▶ Provided entries:
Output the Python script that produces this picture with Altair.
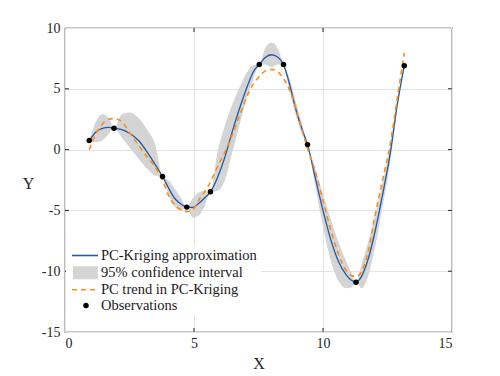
import altair as alt
import pandas as pd

# ---- data ----
xs = [0.94, 1.2, 1.45, 1.7, 1.9, 2.2, 2.5, 2.85, 3.2, 3.5, 3.78, 4.0, 4.25, 4.5, 4.72,
      4.95, 5.2, 5.4, 5.64, 5.9, 6.2, 6.5, 6.8, 7.1, 7.3, 7.53, 7.75, 8.0, 8.25, 8.47,
      8.7, 8.95, 9.2, 9.4, 9.7, 10.0, 10.3, 10.6, 10.9, 11.1, 11.28, 11.5, 11.75, 12.0,
      12.3, 12.6, 12.9, 13.15]
kriging = [0.74, 1.45, 1.75, 1.82, 1.75, 1.65, 1.35, 0.75, -0.25, -1.25, -2.21, -3.1, -4.0,
           -4.5, -4.73, -4.75, -4.4, -4.0, -3.47, -2.35, -0.6, 1.6, 3.6, 5.4, 6.4, 7.0, 7.55,
           7.8, 7.6, 7.0, 5.4, 3.3, 1.6, 0.41, -2.3, -5.0, -7.4, -9.2, -10.3, -10.75, -10.9,
           -10.4, -9.0, -6.9, -3.8, -0.4, 4.0, 6.89]
trend = [0.0, 1.3, 2.1, 2.5, 2.55, 2.3, 1.4, 0.35, -0.65, -1.45, -2.5, -3.7, -4.55, -4.95,
         -5.1, -4.95, -4.1, -3.5, -2.65, -1.45, -0.2, 1.3, 3.0, 4.6, 5.4, 6.0, 6.45, 6.6, 6.4,
         5.85, 4.9, 3.4, 1.5, 0.1, -1.8, -4.2, -6.6, -8.6, -9.95, -10.35, -10.45, -10.0, -8.4,
         -5.6, -2.6, 0.4, 4.5, 7.95]
ci_low = [0.74, 0.6, 0.75, 1.3, 1.75, 1.0, 0.2, -0.75, -1.6, -2.15, -2.21, -3.6, -4.7, -5.0,
          -4.73, -5.6, -5.4, -4.7, -3.47, -3.4, -2.5, -0.1, 2.3, 4.6, 5.8, 7.0, 7.0, 6.8, 7.0,
          7.0, 4.9, 2.8, 1.2, 0.41, -3.0, -6.3, -9.1, -10.8, -11.4, -11.35, -10.9, -11.4,
          -10.4, -8.2, -4.8, -1.1, 3.6, 6.89]
ci_high = [0.74, 2.3, 2.9, 2.6, 1.75, 2.9, 3.05, 2.6, 1.6, 0.4, -2.21, -2.5, -3.2, -4.0,
           -4.73, -4.0, -3.5, -3.4, -3.47, -0.3, 2.0, 3.8, 5.3, 6.5, 6.95, 7.0, 8.3, 8.8, 8.3,
           7.0, 5.9, 3.9, 2.0, 0.41, -1.6, -3.7, -5.7, -7.6, -9.2, -10.15, -10.9, -9.4, -7.6,
           -5.6, -2.8, 0.3, 4.4, 6.89]
obs_x = [0.94, 1.90, 3.78, 4.72, 5.64, 7.53, 8.47, 9.40, 11.28, 13.15]
obs_y = [0.74, 1.75, -2.21, -4.73, -3.47, 7.0, 7.0, 0.41, -10.9, 6.89]
x_ticks = [0, 5, 10, 15]
y_ticks = [-15, -10, -5, 0, 5, 10]
legend_labels = ["PC-Kriging approximation", "95% confidence interval",
                 "PC trend in PC-Kriging", "Observations"]

curve = pd.DataFrame({"x": xs, "k": kriging, "t": trend, "lo": ci_low, "hi": ci_high})
obs = pd.DataFrame({"x": obs_x, "y": obs_y})
xt = pd.DataFrame({"v": x_ticks[1:-1]})
yt = pd.DataFrame({"v": y_ticks[1:-1]})

W, H = 387, 304
BLUE = "#1f5aa6"
ORANGE = "#ff8c1a"
GRAY = "#d4d4d4"
FONT = "Liberation Serif"
xsc = alt.Scale(domain=[0, 15], nice=False)
ysc = alt.Scale(domain=[-15, 10], nice=False)

xaxis = alt.Axis(values=x_ticks, title="X", grid=True, ticks=False, domain=False,
                 labelPadding=4, titleY=31, titleBaseline="middle",
                 labelExpr="toString(datum.value)")
yaxis = alt.Axis(values=y_ticks, title="Y", grid=True, ticks=False, domain=False,
                 labelPadding=5, titleAngle=0, titleX=-37, titleY=155,
                 titleAlign="center", titleBaseline="middle",
                 labelExpr="toString(datum.value)")

band = alt.Chart(curve).mark_area(color=GRAY, interpolate="monotone", opacity=1).encode(
    x=alt.X("x:Q", scale=xsc, axis=xaxis),
    y=alt.Y("lo:Q", scale=ysc, axis=yaxis),
    y2="hi:Q",
)
krig = alt.Chart(curve).mark_line(color=BLUE, strokeWidth=1.3, interpolate="monotone").encode(
    x="x:Q", y="k:Q")
trnd = alt.Chart(curve).mark_line(color=ORANGE, strokeWidth=1.6, strokeDash=[5, 4],
                                  interpolate="monotone").encode(x="x:Q", y="t:Q")
pts = alt.Chart(obs).mark_circle(color="black", size=30, opacity=1).encode(x="x:Q", y="y:Q")

tick_style = dict(color="#262626", strokeWidth=1)
tb = alt.Chart(xt).mark_rule(**tick_style).encode(x="v:Q", y=alt.value(H), y2=alt.value(H - 4))
tt = alt.Chart(xt).mark_rule(**tick_style).encode(x="v:Q", y=alt.value(0), y2=alt.value(4))
tl = alt.Chart(yt).mark_rule(**tick_style).encode(y="v:Q", x=alt.value(0), x2=alt.value(4))
tr = alt.Chart(yt).mark_rule(**tick_style).encode(y="v:Q", x=alt.value(W), x2=alt.value(W - 4))

one = alt.Data(values=[{}])
rows = [227.5, 244.8, 261.8, 277.5]
leg_bg = alt.Chart(one).mark_rect(color="white").encode(
    x=alt.value(1), x2=alt.value(196), y=alt.value(216), y2=alt.value(288))
leg_line = alt.Chart(one).mark_rule(color=BLUE, strokeWidth=1.6).encode(
    x=alt.value(7), x2=alt.value(33), y=alt.value(rows[0]))
leg_rect = alt.Chart(one).mark_rect(color=GRAY).encode(
    x=alt.value(8), x2=alt.value(33), y=alt.value(rows[1] - 6.5), y2=alt.value(rows[1] + 6.5))
leg_dash = alt.Chart(one).mark_rule(color=ORANGE, strokeWidth=1.6, strokeDash=[5, 4]).encode(
    x=alt.value(7), x2=alt.value(33), y=alt.value(rows[2]))
leg_pt = alt.Chart(one).mark_circle(color="black", size=30, opacity=1).encode(
    x=alt.value(21), y=alt.value(rows[3]))
leg_texts = [
    alt.Chart(one).mark_text(font=FONT, fontSize=14.5, align="left", baseline="middle",
                             color="#1a1a1a").encode(
        x=alt.value(36), y=alt.value(r), text=alt.value(lbl))
    for r, lbl in zip(rows, legend_labels)
]

chart = alt.layer(band, krig, trnd, pts, tb, tt, tl, tr,
                  leg_bg, leg_line, leg_rect, leg_dash, leg_pt, *leg_texts).properties(
    width=W, height=H,
    autosize=alt.AutoSizeParams(type="none"),
    padding={"left": 57, "top": 20, "right": 40, "bottom": 44},
).configure_view(stroke="#262626", strokeWidth=1.2).configure_axis(
    labelFont=FONT, labelFontSize=14, labelColor="#262626",
    titleFont=FONT, titleFontSize=16, titleFontWeight="normal", titleColor="#262626",
    gridColor="#e3e3e3", gridWidth=1,
)

chart.save("out.html", embed_options={"renderer": "svg", "actions": False})
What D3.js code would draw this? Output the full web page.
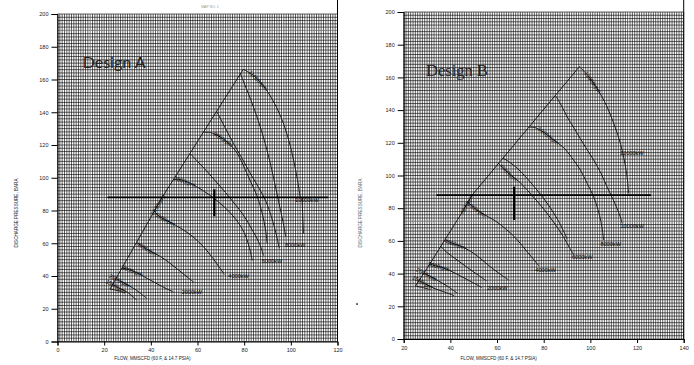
<!DOCTYPE html>
<html><head><meta charset="utf-8">
<script src="https://cdn.jsdelivr.net/npm/d3@7/dist/d3.min.js"></script>
<style>body{margin:0;background:#fff}svg{display:block}</style>
</head><body>
<svg id="c" width="694" height="365"></svg>
<script>
// ---------- data ----------
const yTicks = [0,20,40,60,80,100,120,140,160,180,200];
const xTicksA = [0,20,40,60,80,100,120];
const xTicksB = [20,40,60,80,100,120,140];

const surgeA = [[22.5,32],[26,40.8],[30,50.8],[33.9,60.6],[37.5,69.6],[41,78.4],[45,88.4],[51.1,102.1],[56.8,114.9],[62.5,127.8],[68.2,140.6],[74,153.6],[79.6,166.2]];
const linesA = [
  [[79.6,166.2],[84,162.5],[88,156.5],[92,148],[95.5,138],[98.5,126],[101,112],[102.8,99],[104,88]],
  [[104.8,88],[105.4,66]],
  [[78.4,163.5],[80.5,156],[83,147],[86,135],[89,121],[91.5,107],[93.5,94],[95.3,82],[96.8,72],[97.8,64]],
  [[68.2,140.6],[71.5,131.5],[75.4,121],[79,112],[82.5,103],[86,94.5],[89.2,86],[91.5,77],[93.3,68],[94.6,60],[95.1,56.9]],
  [[62.5,127.8],[65.5,127.6],[69,125.5],[73,121.5],[77,115],[80,106.5],[82.8,97.5],[85.5,89],[87.6,79],[89.2,68],[89.8,60]],
  [[56.8,114.9],[60,110],[64,104],[68,97.5],[72,91],[76,84],[80,76.5],[83.5,68],[86.5,60],[88.3,52.5]],
  [[49.6,98.7],[52,99],[57,96.5],[62,92.5],[67,87.5],[72,81.5],[76.5,74.5],[80,66.5],[82.2,57.5],[83.5,49.5]],
  [[41.5,79.6],[44,76],[48,73],[53,69],[58,64],[62.5,58],[66.5,51],[69.5,45],[71.5,41]],
  [[33.9,60.6],[36.5,58],[40,55],[44,52],[48,48],[52,43.5],[55.5,39.5],[58.5,36]],
  [[27.6,44.8],[30,44.2],[34,42],[38.5,38.5],[43,35],[47,32],[49.6,30.4]],
  [[25,38.3],[28,36],[32,33],[35.5,29.5],[38.2,26.4]],
  [[23.6,34.8],[26.5,32.5],[30,30],[33.9,25.3]],
  [[22.5,32],[26,31],[29,29.5]]
];
const speedLabelsA = [["11000rpm",0,1],["9000rpm",4,2],["7000rpm",6,1],["5000rpm",7,1],["4000rpm",8,1],["3000rpm",9,1],["2000rpm",10,0],["1500rpm",11,0],["6000rpm",-1,5]];
const powerLabelsA = [["10000kW",101.8,86.2],["8000kW",97.5,58.8],["6000kW",87.5,49.2],["4000kW",73.2,40],["2000kW",53.2,30]];
const opLineA = [[21.4,88],[116.1,88]];
const markerA = [[67.2,93],[67.2,76.5]];

const surgeB = [[25,32.4],[30,43.2],[35,54.6],[40,66],[45,77.4],[49.3,88],[55,97.7],[61,108],[67,118.2],[73.6,129.5],[79,138.8],[85,149],[90,157.5],[95.3,166.6]];
const linesB = [
  [[95.3,166.6],[99,161],[103,153],[107,142.5],[110.5,130],[113,119],[115,106],[116,96],[116.4,89]],
  [[85,149],[87.5,143],[90,136],[93,129],[95.7,122.5],[98.5,116],[101.4,109.5],[104.5,101.5],[107.1,93.2],[109.5,86],[111.4,80],[113,74],[113.6,70.7]],
  [[73.6,129.5],[76,129.4],[80,126.5],[84,122],[88.6,117],[92,111],[95.7,103.4],[98.7,95],[101.4,87],[103.3,79],[104.5,72],[105.2,66],[105.7,60.5]],
  [[62.5,110.6],[65,108.5],[69,104],[73,98],[77.5,90.5],[82,82],[86,73],[89,64.5],[90,61]],
  [[60.7,107.3],[63,104],[66.5,99.5],[70,95.5],[75.5,87],[80,79.5],[84.5,71],[88.4,62.6],[91,56],[92.9,51.4]],
  [[47.5,83.9],[49.5,81],[52.8,77.5],[56.5,74.5],[60,71.5],[64,67],[67.1,63],[70,58.5],[72.8,53.5],[75.5,49],[77.9,44.7]],
  [[37.6,61.2],[40,59],[44,57],[47,55],[50,52.4],[53.5,48.5],[57.1,44.2],[61,40],[65,36.1]],
  [[35.7,56.9],[38.5,53],[42.9,48.3],[47.5,43.5],[52,39],[55.5,35.5]],
  [[31,46.1],[33,45],[37,43.5],[41,41],[45,38],[49,35],[53.5,31.5]],
  [[28.5,40.4],[31,38.5],[35,35.5],[39,32],[42.9,28.1]],
  [[26.5,35.8],[29.5,33.5],[33,31],[37,29],[41.6,26.5]],
  [[25,32.4],[28,31.5],[31.5,30.2]]
];
const speedLabelsB = [["12000rpm",0,1],["10000rpm",2,2],["7000rpm",4,1],["5000rpm",5,1],["4000rpm",6,1],["3000rpm",8,1],["2000rpm",9,0],["1500rpm",10,0],["6000rpm",-1,4]];
const powerLabelsB = [["12000kW",112.7,113.8],["10000kW",112.9,69],["8000kW",104.3,58.3],["6000kW",92.1,50.2],["4000kW",76.4,42.2],["2000kW",55.7,31.2]];
const opLineB = [[34,88],[126,88]];
const markerB = [[67.3,93.2],[67.3,72.8]];

// faded stripes of the scanned paper (x values, y values)
const fadeXA = [14, 96.5, 106.5];
const fadeYA = [190];
const fadeXB = [34.3, 88.6, 116.4];
const fadeYB = [190, 72];

const xTitle = "FLOW, MMSCFD (60 F, & 14.7 PSIA)";
const yTitle = "DISCHARGE PRESSURE, BARA";

// ---------- drawing ----------
const svg = d3.select('#c');

function panel(cfg) {
  const x = d3.scaleLinear().domain(cfg.xDomain).range(cfg.xRange);
  const y = d3.scaleLinear().domain([0,200]).range(cfg.yRange);
  const g = svg.append('g');
  const [x0,x1] = cfg.xDomain;
  // grid
  const grid = g.append('g').attr('stroke','#000').attr('stroke-width',0.62);
  d3.range(x0, x1 + 0.001, 1).forEach(v => {
    grid.append('line').attr('x1',x(v)).attr('x2',x(v)).attr('y1',y(0)).attr('y2',y(200));
  });
  d3.range(0, 200.001, 2).forEach(v => {
    grid.append('line').attr('x1',x(x0)).attr('x2',x(x1)).attr('y1',y(v)).attr('y2',y(v));
  });
  const fade = g.append('g').attr('stroke','#fff').attr('stroke-width',1).attr('stroke-opacity',0.3);
  cfg.fadeX.forEach(v => fade.append('line').attr('x1',x(v)).attr('x2',x(v)).attr('y1',y(0)).attr('y2',y(200)));
  cfg.fadeY.forEach(v => fade.append('line').attr('x1',x(x0)).attr('x2',x(x1)).attr('y1',y(v)).attr('y2',y(v)));
  // right border extends to top
  g.append('line').attr('x1',x(x1)).attr('x2',x(x1)).attr('y1',0).attr('y2',y(0)).attr('stroke','#000').attr('stroke-width',1);

  // axes
  const ax = g.append('g').attr('transform',`translate(0,${y(0)})`)
    .call(d3.axisBottom(x).tickValues(cfg.xTicks).tickSize(4).tickPadding(3).tickFormat(d3.format('d')));
  const ay = g.append('g').attr('transform',`translate(${x(x0)},0)`)
    .call(d3.axisLeft(y).tickValues(yTicks).tickSize(6).tickPadding(3).tickFormat(d3.format('d')));
  [ax,ay].forEach(a => {
    a.selectAll('text').attr('font-family','Liberation Sans, Arial, sans-serif').attr('font-size',5.5).attr('fill','#222');
    a.selectAll('line,path').attr('stroke','#000');
  });

  const line = d3.line().x(d => x(d[0])).y(d => y(d[1])).curve(d3.curveCatmullRom.alpha(0.5));
  const curves = g.append('g').attr('fill','none').attr('stroke','#1a1a1a').attr('stroke-width',1);
  curves.append('path').attr('d', d3.line().x(d=>x(d[0])).y(d=>y(d[1]))(cfg.surge));
  cfg.lines.forEach(l => curves.append('path').attr('d', line(l)));

  // speed labels along curves
  const lab = g.append('g').attr('font-family','Liberation Sans, Arial, sans-serif').attr('font-size',5.6)
    .attr('fill','#000');
  cfg.speedLabels.forEach(([t, li, k]) => {
    const pts = li < 0 ? cfg.surge : cfg.lines[li];
    const p0 = pts[k], p1 = pts[k+1];
    const sx0 = x(p0[0]), sy0 = y(p0[1]), sx1 = x(p1[0]), sy1 = y(p1[1]);
    let a = Math.atan2(sy1 - sy0, sx1 - sx0) * 180 / Math.PI;
    if (a > 90) a -= 180; if (a < -90) a += 180;
    const mx = (sx0+sx1)/2, my = (sy0+sy1)/2;
    lab.append('text').attr('transform',`translate(${mx},${my}) rotate(${a})`)
      .attr('text-anchor','middle').attr('dy','0.35em').text(t);
  });
  cfg.powerLabels.forEach(([t, vx, vy]) => {
    lab.append('text').attr('x',x(vx)).attr('y',y(vy)).attr('dy','0.35em').text(t);
  });

  // operating line and marker
  g.append('line').attr('x1',x(cfg.opLine[0][0])).attr('x2',x(cfg.opLine[1][0]))
    .attr('y1',y(cfg.opLine[0][1])).attr('y2',y(cfg.opLine[1][1])).attr('stroke','#000').attr('stroke-width',1.8);
  g.append('line').attr('x1',x(cfg.marker[0][0])).attr('x2',x(cfg.marker[1][0]))
    .attr('y1',y(cfg.marker[0][1])).attr('y2',y(cfg.marker[1][1])).attr('stroke','#000').attr('stroke-width',2.2);

  // titles
  g.append('text').attr('x',cfg.titlePos[0]).attr('y',cfg.titlePos[1]).text(cfg.title)
    .attr('font-family',cfg.titleFont).attr('font-size',cfg.titleSize).attr('fill','#222');
  g.append('text').attr('x',(cfg.xRange[0]+cfg.xRange[1])/2 - 45).attr('y',360).attr('text-anchor','middle')
    .attr('font-family','Liberation Sans, Arial, sans-serif').attr('font-size',4.6).attr('fill','#222').text(xTitle);
  g.append('text').attr('transform',`translate(${cfg.yTitleX},213) rotate(-90)`).attr('text-anchor','middle')
    .attr('dy','0.35em').attr('font-family','Liberation Sans, Arial, sans-serif').attr('font-size',4.6)
    .attr('fill',cfg.yTitleColor).text(yTitle);
}

panel({xDomain:[0,120], xRange:[57.5,337.5], yRange:[341.5,14], xTicks:xTicksA,
  surge:surgeA, lines:linesA, speedLabels:speedLabelsA, powerLabels:powerLabelsA,
  opLine:opLineA, marker:markerA, fadeX:fadeXA, fadeY:fadeYA, title:'Design A', titlePos:[82.7,67.5],
  titleFont:'Lato, sans-serif', titleSize:16, yTitleX:16, yTitleColor:'#222'});
panel({xDomain:[20,140], xRange:[403.7,683.7], yRange:[339,12], xTicks:xTicksB,
  surge:surgeB, lines:linesB, speedLabels:speedLabelsB, powerLabels:powerLabelsB,
  opLine:opLineB, marker:markerB, fadeX:fadeXB, fadeY:fadeYB, title:'Design B', titlePos:[426,75.5],
  titleFont:'Liberation Serif, serif', titleSize:16.5, yTitleX:360.5, yTitleColor:'#666'});

// small artefacts of the original
svg.append('text').attr('x',210).attr('y',8).attr('text-anchor','middle').attr('font-family','Liberation Sans, Arial, sans-serif')
  .attr('font-size',3.5).attr('fill','#999').text('MAP NO. 1');
svg.append('rect').attr('x',356.3).attr('y',303.3).attr('width',1.5).attr('height',1.5).attr('fill','#000');
</script>
</body></html>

▶ Short exercise: Using the entries above, repeat exactly the lines from the one with "What D3.js code" to the one with "const xTicksB = [20,40,60,80,100,120,140];", both included, and leave the pictures behind.

▶ Exercise result:
What D3.js code would draw this? Output the full web page.
<!DOCTYPE html>
<html><head><meta charset="utf-8">
<script src="https://cdn.jsdelivr.net/npm/d3@7/dist/d3.min.js"></script>
<style>body{margin:0;background:#fff}svg{display:block}</style>
</head><body>
<svg id="c" width="694" height="365"></svg>
<script>
// ---------- data ----------
const yTicks = [0,20,40,60,80,100,120,140,160,180,200];
const xTicksA = [0,20,40,60,80,100,120];
const xTicksB = [20,40,60,80,100,120,140];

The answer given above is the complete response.